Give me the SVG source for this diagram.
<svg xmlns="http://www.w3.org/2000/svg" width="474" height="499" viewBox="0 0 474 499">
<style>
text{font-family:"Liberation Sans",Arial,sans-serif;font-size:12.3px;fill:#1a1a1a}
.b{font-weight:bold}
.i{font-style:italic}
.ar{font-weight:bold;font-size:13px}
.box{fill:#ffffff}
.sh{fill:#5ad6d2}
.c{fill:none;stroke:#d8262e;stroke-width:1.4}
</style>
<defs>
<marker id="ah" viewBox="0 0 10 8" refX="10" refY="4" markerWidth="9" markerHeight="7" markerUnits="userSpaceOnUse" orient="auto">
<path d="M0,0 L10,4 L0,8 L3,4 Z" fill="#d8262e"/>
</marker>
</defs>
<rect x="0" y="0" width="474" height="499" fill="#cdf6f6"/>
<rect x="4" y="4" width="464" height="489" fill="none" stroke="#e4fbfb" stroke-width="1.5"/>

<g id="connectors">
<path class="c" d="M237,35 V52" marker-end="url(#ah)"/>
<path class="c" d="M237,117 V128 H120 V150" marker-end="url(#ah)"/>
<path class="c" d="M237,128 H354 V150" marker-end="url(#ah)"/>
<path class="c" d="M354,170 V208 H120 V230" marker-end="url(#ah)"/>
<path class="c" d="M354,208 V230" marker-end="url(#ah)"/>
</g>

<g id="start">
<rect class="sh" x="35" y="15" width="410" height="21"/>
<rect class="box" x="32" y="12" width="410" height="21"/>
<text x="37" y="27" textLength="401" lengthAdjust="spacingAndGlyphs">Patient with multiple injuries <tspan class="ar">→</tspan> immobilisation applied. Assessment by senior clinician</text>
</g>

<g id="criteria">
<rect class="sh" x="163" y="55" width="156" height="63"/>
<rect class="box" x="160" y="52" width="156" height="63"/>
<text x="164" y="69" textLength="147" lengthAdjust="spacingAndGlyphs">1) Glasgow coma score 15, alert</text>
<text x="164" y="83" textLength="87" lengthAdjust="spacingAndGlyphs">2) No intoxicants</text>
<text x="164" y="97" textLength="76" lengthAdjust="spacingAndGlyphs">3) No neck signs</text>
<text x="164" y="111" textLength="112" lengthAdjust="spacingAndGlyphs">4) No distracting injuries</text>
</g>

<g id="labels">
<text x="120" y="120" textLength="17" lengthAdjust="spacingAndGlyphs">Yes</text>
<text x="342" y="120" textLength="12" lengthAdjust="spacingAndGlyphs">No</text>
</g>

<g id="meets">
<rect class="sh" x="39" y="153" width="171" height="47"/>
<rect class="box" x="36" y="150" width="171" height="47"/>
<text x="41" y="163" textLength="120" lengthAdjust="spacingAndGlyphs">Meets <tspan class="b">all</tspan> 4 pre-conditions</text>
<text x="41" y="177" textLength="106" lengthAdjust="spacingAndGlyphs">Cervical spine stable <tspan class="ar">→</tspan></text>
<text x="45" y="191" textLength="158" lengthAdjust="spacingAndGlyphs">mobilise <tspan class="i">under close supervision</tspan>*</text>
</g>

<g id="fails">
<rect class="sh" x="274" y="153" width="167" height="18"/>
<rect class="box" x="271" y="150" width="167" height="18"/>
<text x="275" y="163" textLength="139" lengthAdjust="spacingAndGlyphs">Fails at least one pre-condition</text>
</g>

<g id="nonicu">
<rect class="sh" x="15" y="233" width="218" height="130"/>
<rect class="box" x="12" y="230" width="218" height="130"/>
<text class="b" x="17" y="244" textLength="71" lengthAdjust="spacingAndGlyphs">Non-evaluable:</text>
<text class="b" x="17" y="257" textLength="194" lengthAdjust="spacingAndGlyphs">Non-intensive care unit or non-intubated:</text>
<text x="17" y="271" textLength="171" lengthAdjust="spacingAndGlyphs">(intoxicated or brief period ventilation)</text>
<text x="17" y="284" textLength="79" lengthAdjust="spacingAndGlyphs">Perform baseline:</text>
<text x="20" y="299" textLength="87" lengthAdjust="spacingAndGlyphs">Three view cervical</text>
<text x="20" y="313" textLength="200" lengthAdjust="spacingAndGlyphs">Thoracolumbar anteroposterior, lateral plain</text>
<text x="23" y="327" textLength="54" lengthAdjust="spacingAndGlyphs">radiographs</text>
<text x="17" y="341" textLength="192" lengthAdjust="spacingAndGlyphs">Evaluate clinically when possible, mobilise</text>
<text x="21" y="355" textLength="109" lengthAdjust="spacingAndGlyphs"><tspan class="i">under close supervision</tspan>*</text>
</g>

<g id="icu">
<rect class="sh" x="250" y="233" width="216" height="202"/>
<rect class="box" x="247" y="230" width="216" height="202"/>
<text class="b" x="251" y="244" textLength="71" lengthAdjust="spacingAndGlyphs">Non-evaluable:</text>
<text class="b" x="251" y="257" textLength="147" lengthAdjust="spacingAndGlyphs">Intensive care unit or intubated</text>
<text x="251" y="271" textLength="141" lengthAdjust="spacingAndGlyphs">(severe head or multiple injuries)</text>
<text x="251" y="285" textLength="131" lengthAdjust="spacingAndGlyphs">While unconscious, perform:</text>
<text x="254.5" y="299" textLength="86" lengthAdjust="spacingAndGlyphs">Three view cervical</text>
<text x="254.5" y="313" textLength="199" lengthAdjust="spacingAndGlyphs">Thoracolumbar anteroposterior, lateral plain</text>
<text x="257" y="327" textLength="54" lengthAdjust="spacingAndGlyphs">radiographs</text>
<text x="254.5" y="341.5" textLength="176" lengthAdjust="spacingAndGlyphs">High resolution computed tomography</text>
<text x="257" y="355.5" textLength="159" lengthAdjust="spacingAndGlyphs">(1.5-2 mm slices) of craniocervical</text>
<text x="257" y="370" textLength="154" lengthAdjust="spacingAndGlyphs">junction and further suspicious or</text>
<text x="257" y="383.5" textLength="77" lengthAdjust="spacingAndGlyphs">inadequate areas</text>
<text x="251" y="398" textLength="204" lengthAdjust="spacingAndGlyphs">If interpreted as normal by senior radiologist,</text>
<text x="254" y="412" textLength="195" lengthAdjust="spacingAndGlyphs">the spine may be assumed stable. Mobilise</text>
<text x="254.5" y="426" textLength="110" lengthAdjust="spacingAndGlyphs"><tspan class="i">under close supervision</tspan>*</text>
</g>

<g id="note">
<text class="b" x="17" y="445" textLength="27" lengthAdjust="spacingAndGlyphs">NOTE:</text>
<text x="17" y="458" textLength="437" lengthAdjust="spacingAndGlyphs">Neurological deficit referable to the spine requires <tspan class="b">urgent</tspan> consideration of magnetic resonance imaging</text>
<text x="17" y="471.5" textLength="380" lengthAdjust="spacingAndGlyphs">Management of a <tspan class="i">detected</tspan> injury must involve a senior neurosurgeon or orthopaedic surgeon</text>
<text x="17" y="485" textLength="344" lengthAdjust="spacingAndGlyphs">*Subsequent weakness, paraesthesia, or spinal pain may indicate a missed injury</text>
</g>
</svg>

▸ What is being asked: Transcribe the material above in its entirety. Match it exactly.

▸ Solution to the exercise:
Give me the SVG source for this diagram.
<svg xmlns="http://www.w3.org/2000/svg" width="474" height="499" viewBox="0 0 474 499">
<style>
text{font-family:"Liberation Sans",Arial,sans-serif;font-size:12.3px;fill:#1a1a1a}
.b{font-weight:bold}
.i{font-style:italic}
.ar{font-weight:bold;font-size:13px}
.box{fill:#ffffff}
.sh{fill:#5ad6d2}
.c{fill:none;stroke:#d8262e;stroke-width:1.4}
</style>
<defs>
<marker id="ah" viewBox="0 0 10 8" refX="10" refY="4" markerWidth="9" markerHeight="7" markerUnits="userSpaceOnUse" orient="auto">
<path d="M0,0 L10,4 L0,8 L3,4 Z" fill="#d8262e"/>
</marker>
</defs>
<rect x="0" y="0" width="474" height="499" fill="#cdf6f6"/>
<rect x="4" y="4" width="464" height="489" fill="none" stroke="#e4fbfb" stroke-width="1.5"/>

<g id="connectors">
<path class="c" d="M237,35 V52" marker-end="url(#ah)"/>
<path class="c" d="M237,117 V128 H120 V150" marker-end="url(#ah)"/>
<path class="c" d="M237,128 H354 V150" marker-end="url(#ah)"/>
<path class="c" d="M354,170 V208 H120 V230" marker-end="url(#ah)"/>
<path class="c" d="M354,208 V230" marker-end="url(#ah)"/>
</g>

<g id="start">
<rect class="sh" x="35" y="15" width="410" height="21"/>
<rect class="box" x="32" y="12" width="410" height="21"/>
<text x="37" y="27" textLength="401" lengthAdjust="spacingAndGlyphs">Patient with multiple injuries <tspan class="ar">→</tspan> immobilisation applied. Assessment by senior clinician</text>
</g>

<g id="criteria">
<rect class="sh" x="163" y="55" width="156" height="63"/>
<rect class="box" x="160" y="52" width="156" height="63"/>
<text x="164" y="69" textLength="147" lengthAdjust="spacingAndGlyphs">1) Glasgow coma score 15, alert</text>
<text x="164" y="83" textLength="87" lengthAdjust="spacingAndGlyphs">2) No intoxicants</text>
<text x="164" y="97" textLength="76" lengthAdjust="spacingAndGlyphs">3) No neck signs</text>
<text x="164" y="111" textLength="112" lengthAdjust="spacingAndGlyphs">4) No distracting injuries</text>
</g>

<g id="labels">
<text x="120" y="120" textLength="17" lengthAdjust="spacingAndGlyphs">Yes</text>
<text x="342" y="120" textLength="12" lengthAdjust="spacingAndGlyphs">No</text>
</g>

<g id="meets">
<rect class="sh" x="39" y="153" width="171" height="47"/>
<rect class="box" x="36" y="150" width="171" height="47"/>
<text x="41" y="163" textLength="120" lengthAdjust="spacingAndGlyphs">Meets <tspan class="b">all</tspan> 4 pre-conditions</text>
<text x="41" y="177" textLength="106" lengthAdjust="spacingAndGlyphs">Cervical spine stable <tspan class="ar">→</tspan></text>
<text x="45" y="191" textLength="158" lengthAdjust="spacingAndGlyphs">mobilise <tspan class="i">under close supervision</tspan>*</text>
</g>

<g id="fails">
<rect class="sh" x="274" y="153" width="167" height="18"/>
<rect class="box" x="271" y="150" width="167" height="18"/>
<text x="275" y="163" textLength="139" lengthAdjust="spacingAndGlyphs">Fails at least one pre-condition</text>
</g>

<g id="nonicu">
<rect class="sh" x="15" y="233" width="218" height="130"/>
<rect class="box" x="12" y="230" width="218" height="130"/>
<text class="b" x="17" y="244" textLength="71" lengthAdjust="spacingAndGlyphs">Non-evaluable:</text>
<text class="b" x="17" y="257" textLength="194" lengthAdjust="spacingAndGlyphs">Non-intensive care unit or non-intubated:</text>
<text x="17" y="271" textLength="171" lengthAdjust="spacingAndGlyphs">(intoxicated or brief period ventilation)</text>
<text x="17" y="284" textLength="79" lengthAdjust="spacingAndGlyphs">Perform baseline:</text>
<text x="20" y="299" textLength="87" lengthAdjust="spacingAndGlyphs">Three view cervical</text>
<text x="20" y="313" textLength="200" lengthAdjust="spacingAndGlyphs">Thoracolumbar anteroposterior, lateral plain</text>
<text x="23" y="327" textLength="54" lengthAdjust="spacingAndGlyphs">radiographs</text>
<text x="17" y="341" textLength="192" lengthAdjust="spacingAndGlyphs">Evaluate clinically when possible, mobilise</text>
<text x="21" y="355" textLength="109" lengthAdjust="spacingAndGlyphs"><tspan class="i">under close supervision</tspan>*</text>
</g>

<g id="icu">
<rect class="sh" x="250" y="233" width="216" height="202"/>
<rect class="box" x="247" y="230" width="216" height="202"/>
<text class="b" x="251" y="244" textLength="71" lengthAdjust="spacingAndGlyphs">Non-evaluable:</text>
<text class="b" x="251" y="257" textLength="147" lengthAdjust="spacingAndGlyphs">Intensive care unit or intubated</text>
<text x="251" y="271" textLength="141" lengthAdjust="spacingAndGlyphs">(severe head or multiple injuries)</text>
<text x="251" y="285" textLength="131" lengthAdjust="spacingAndGlyphs">While unconscious, perform:</text>
<text x="254.5" y="299" textLength="86" lengthAdjust="spacingAndGlyphs">Three view cervical</text>
<text x="254.5" y="313" textLength="199" lengthAdjust="spacingAndGlyphs">Thoracolumbar anteroposterior, lateral plain</text>
<text x="257" y="327" textLength="54" lengthAdjust="spacingAndGlyphs">radiographs</text>
<text x="254.5" y="341.5" textLength="176" lengthAdjust="spacingAndGlyphs">High resolution computed tomography</text>
<text x="257" y="355.5" textLength="159" lengthAdjust="spacingAndGlyphs">(1.5-2 mm slices) of craniocervical</text>
<text x="257" y="370" textLength="154" lengthAdjust="spacingAndGlyphs">junction and further suspicious or</text>
<text x="257" y="383.5" textLength="77" lengthAdjust="spacingAndGlyphs">inadequate areas</text>
<text x="251" y="398" textLength="204" lengthAdjust="spacingAndGlyphs">If interpreted as normal by senior radiologist,</text>
<text x="254" y="412" textLength="195" lengthAdjust="spacingAndGlyphs">the spine may be assumed stable. Mobilise</text>
<text x="254.5" y="426" textLength="110" lengthAdjust="spacingAndGlyphs"><tspan class="i">under close supervision</tspan>*</text>
</g>

<g id="note">
<text class="b" x="17" y="445" textLength="27" lengthAdjust="spacingAndGlyphs">NOTE:</text>
<text x="17" y="458" textLength="437" lengthAdjust="spacingAndGlyphs">Neurological deficit referable to the spine requires <tspan class="b">urgent</tspan> consideration of magnetic resonance imaging</text>
<text x="17" y="471.5" textLength="380" lengthAdjust="spacingAndGlyphs">Management of a <tspan class="i">detected</tspan> injury must involve a senior neurosurgeon or orthopaedic surgeon</text>
<text x="17" y="485" textLength="344" lengthAdjust="spacingAndGlyphs">*Subsequent weakness, paraesthesia, or spinal pain may indicate a missed injury</text>
</g>
</svg>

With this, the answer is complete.